Parallel Axis Theorem/Center of Mass

1. Jan 12, 2009

Omniscient

1. The problem statement, all variables and given/known data
A cylindrical rod 24.0 cm long with a mass of 1.20 kg and a radius of 1.50 cm has a ball with a diameter of 8.00 cm and a mass of 2.00 kg attached to one end. The arrangement is originally vertical and stationary, with the ball at the top. The apparatus is free to pivot about the bottom end of the rod. (a) After it falls through 90°, what is its rotational kinetic energy? (b) What is the angular speed of the rod and ball? (c) What is the linear speed of the ball? (d) How does this compare with the speed if the ball had fallen freely through the same distance of 28 cm?

2. Relevant equations
$$E$$ $$\frac{mx²}{mi}$$ (Center of Mass)

$$E \tau$$ = Ia (Torque)

KR = $$\frac{1}{2}$$ I w 2 (Rotational Kinetic Energy)

3. The attempt at a solution

Alright.
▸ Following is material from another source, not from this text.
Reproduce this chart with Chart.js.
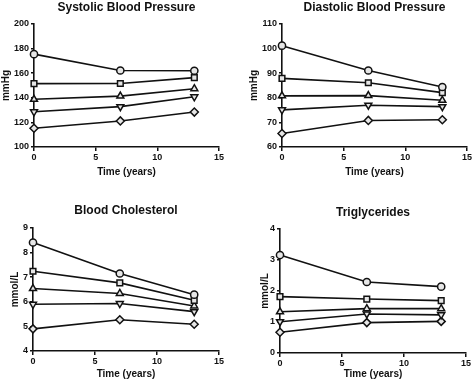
<!DOCTYPE html>
<html>
<head>
<meta charset="utf-8">
<script src="https://cdn.jsdelivr.net/npm/chart.js@4.4.1/dist/chart.umd.min.js"></script>
<style>
  html, body { margin: 0; padding: 0; background: #fff; }
  #wrap { position: relative; width: 474px; height: 383px; overflow: hidden; }
  canvas { position: absolute; }
</style>
</head>
<body>
<div id="wrap">
  <canvas id="c1" width="237" height="190" style="left:0;top:0"></canvas>
  <canvas id="c2" width="237" height="190" style="left:237px;top:0"></canvas>
  <canvas id="c3" width="237" height="193" style="left:0;top:190px"></canvas>
  <canvas id="c4" width="237" height="193" style="left:237px;top:190px"></canvas>
</div>
<script>
// ---- data ----
const years = [0, 7, 13];
const xTicks = [0, 5, 10, 15];

const titles = ["Systolic Blood Pressure", "Diastolic Blood Pressure", "Blood Cholesterol", "Triglycerides"];
const yTitles = ["mmHg", "mmHg", "mmol/L", "mmol/L"];

// Systolic blood pressure (mmHg)
const sbpCircle  = [175.5, 162.2, 162.0];
const sbpSquare  = [151.5, 151.6, 156.4];
const sbpUp      = [138.8, 141.4, 147.4];
const sbpDown    = [128.6, 132.8, 140.8];
const sbpDiamond = [115.2, 121.2, 128.4];

// Diastolic blood pressure (mmHg)
const dbpCircle  = [101.2, 91.1, 84.4];
const dbpSquare  = [87.9, 86.1, 82.1];
const dbpUp      = [80.8, 80.9, 79.0];
const dbpDown    = [75.1, 77.0, 76.4];
const dbpDiamond = [65.5, 70.8, 71.1];

// Blood cholesterol (mmol/L)
const cholCircle  = [8.41, 7.15, 6.29];
const cholSquare  = [7.24, 6.77, 6.06];
const cholUp      = [6.54, 6.34, 5.83];
const cholDown    = [5.90, 5.93, 5.60];
const cholDiamond = [4.90, 5.27, 5.09];

// Triglycerides (mmol/L)
const tgCircle  = [3.16, 2.29, 2.14];
const tgSquare  = [1.82, 1.74, 1.69];
const tgUp      = [1.33, 1.43, 1.43];
const tgDown    = [1.01, 1.26, 1.23];
const tgDiamond = [0.67, 0.98, 1.02];

// y ranges per panel
const yMin = [100, 60, 4, 0];
const yMax = [200, 110, 9, 4];
const yStep = [20, 10, 1, 1];

// ---- styling / build ----
const FONT = "'Liberation Sans', Arial, Helvetica, sans-serif";
const INK = '#111';
const markers = [
  { style: 'circle', rot: 0, r: 3.6 },
  { style: 'rect', rot: 0, r: 4 },
  { style: 'triangle', rot: 0, r: 4 },
  { style: 'triangle', rot: 180, r: 4 },
  { style: 'rectRot', rot: 0, r: 4 }
];

function mkDatasets(series) {
  return series.map((vals, i) => ({
    data: years.map((x, j) => ({ x: x, y: vals[j] })),
    borderColor: INK,
    borderWidth: 1.6,
    clip: false,
    pointStyle: markers[i].style,
    pointRotation: markers[i].rot,
    pointRadius: markers[i].r,
    pointBorderWidth: 1.5,
    pointBorderColor: INK,
    pointBackgroundColor: '#e6e6e6',
    tension: 0
  }));
}

const titlePlugin = {
  id: 'panelTitle',
  afterDraw(chart, args, opts) {
    const ctx = chart.ctx;
    const ca = chart.chartArea;
    ctx.save();
    ctx.font = 'bold 12px ' + FONT;
    ctx.fillStyle = INK;
    ctx.textAlign = 'center';
    ctx.textBaseline = 'alphabetic';
    ctx.fillText(opts.text, (ca.left + ca.right) / 2, opts.y);
    ctx.restore();
  }
};

// layout per panel: y-axis width, x-axis height, top pad, right pad, y-title padding, title baseline
const panels = [
  { id: 'c1', series: [sbpCircle, sbpSquare, sbpUp, sbpDown, sbpDiamond], yw: 34, xh: 43, top: 24, right: 18, ytp: 0, tb: 10.5 },
  { id: 'c2', series: [dbpCircle, dbpSquare, dbpUp, dbpDown, dbpDiamond], yw: 45, xh: 43, top: 24, right: 7, ytp: 11, tb: 10.5 },
  { id: 'c3', series: [cholCircle, cholSquare, cholUp, cholDown, cholDiamond], yw: 33, xh: 32, top: 38, right: 18, ytp: 9, tb: 24 },
  { id: 'c4', series: [tgCircle, tgSquare, tgUp, tgDown, tgDiamond], yw: 43, xh: 30, top: 39, right: 8, ytp: 22, tb: 26 }
];

panels.forEach((p, k) => {
  new Chart(document.getElementById(p.id), {
    type: 'line',
    data: { datasets: mkDatasets(p.series) },
    options: {
      responsive: false,
      animation: false,
      devicePixelRatio: 1,
      layout: { padding: { top: p.top, right: p.right, bottom: 0, left: 0 } },
      plugins: {
        legend: { display: false },
        tooltip: { enabled: false },
        panelTitle: { text: titles[k], y: p.tb }
      },
      scales: {
        x: {
          type: 'linear',
          min: 0, max: 15,
          afterBuildTicks: s => { s.ticks = xTicks.map(v => ({ value: v })); },
          afterFit: s => { s.height = p.xh; },
          ticks: { color: INK, font: { family: FONT, size: 9, weight: 'bold' }, padding: 1, maxRotation: 0 },
          grid: { display: true, drawOnChartArea: false, drawTicks: true, tickLength: 4, color: INK, lineWidth: 1.5 },
          border: { display: true, color: INK, width: 1.6 },
          title: { display: true, text: 'Time (years)', color: INK, font: { family: FONT, size: 10, weight: 'bold' }, padding: { top: 0, bottom: k < 2 ? 12 : 3 } }
        },
        y: {
          type: 'linear',
          min: yMin[k], max: yMax[k],
          ticks: { stepSize: yStep[k], color: INK, font: { family: FONT, size: 9, weight: 'bold' }, padding: 2 },
          afterFit: s => { s.width = p.yw; },
          grid: { display: true, drawOnChartArea: false, drawTicks: true, tickLength: 3, color: INK, lineWidth: 1.5 },
          border: { display: true, color: INK, width: 1.6 },
          title: { display: true, text: yTitles[k], color: INK, font: { family: FONT, size: 10, weight: 'bold' }, padding: { top: p.ytp, bottom: 0 } }
        }
      }
    },
    plugins: [titlePlugin]
  });
});
</script>
</body>
</html>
So I have the main idea that you need to get the center of mass (which I'm at a loss to get -> I know you've gotta integrate with respect to dm, and probably using... volume? As a u substitute?). And then from there, you can get the potential energy, and set it equal to the rotational kinetic energy at 90°. But the thing is, once the CM of is calculated, how can you get the moment of inertia? It doesn't go through the center of mass, so parallel axis theorem needs to be used.... Somewhere? Once (a) is figured out, it's pretty much plug and chug with standard rotational kinematics and their analogs ><;.

Last edited: Jan 12, 2009
2. Jan 13, 2009

chrisk

Use the parallel axis theorem. First, find the center of mass of the system. This can be done by locating the center of mass of the rod and the ball separately; symmetry gives these locations to be at the geometric center of each. These locations can be treated as point masses. Then find the center of mass of these two point masses.

CM = (XrMr + XbMb)/(Mr + Mb)

where Xr is the center of mass coordinate of the rod, Xb the center of mass coordinate of the ball, Mr the mass of the rod, and Mb the mass of the ball.

No integration is required. The system center of mass is now the axis of rotation to utilize the parallel axis theorem, so find the moments of inertia for the rod alone and the ball alone about the center of mass axis (integation is required for the rod but not for the ball because it can be treated as a point mass at the center of gravity). Add these two moments to find the total moment of inertia of the system about the center of mass. The axis of rotation in the problem is at the end of the rod. Use the parallel axis theorem for this to give the moment of inertia about the given axis of rotation. Once the moment of inertia is known, you can figure the rest out using the rotational kinematic equations and energy equations.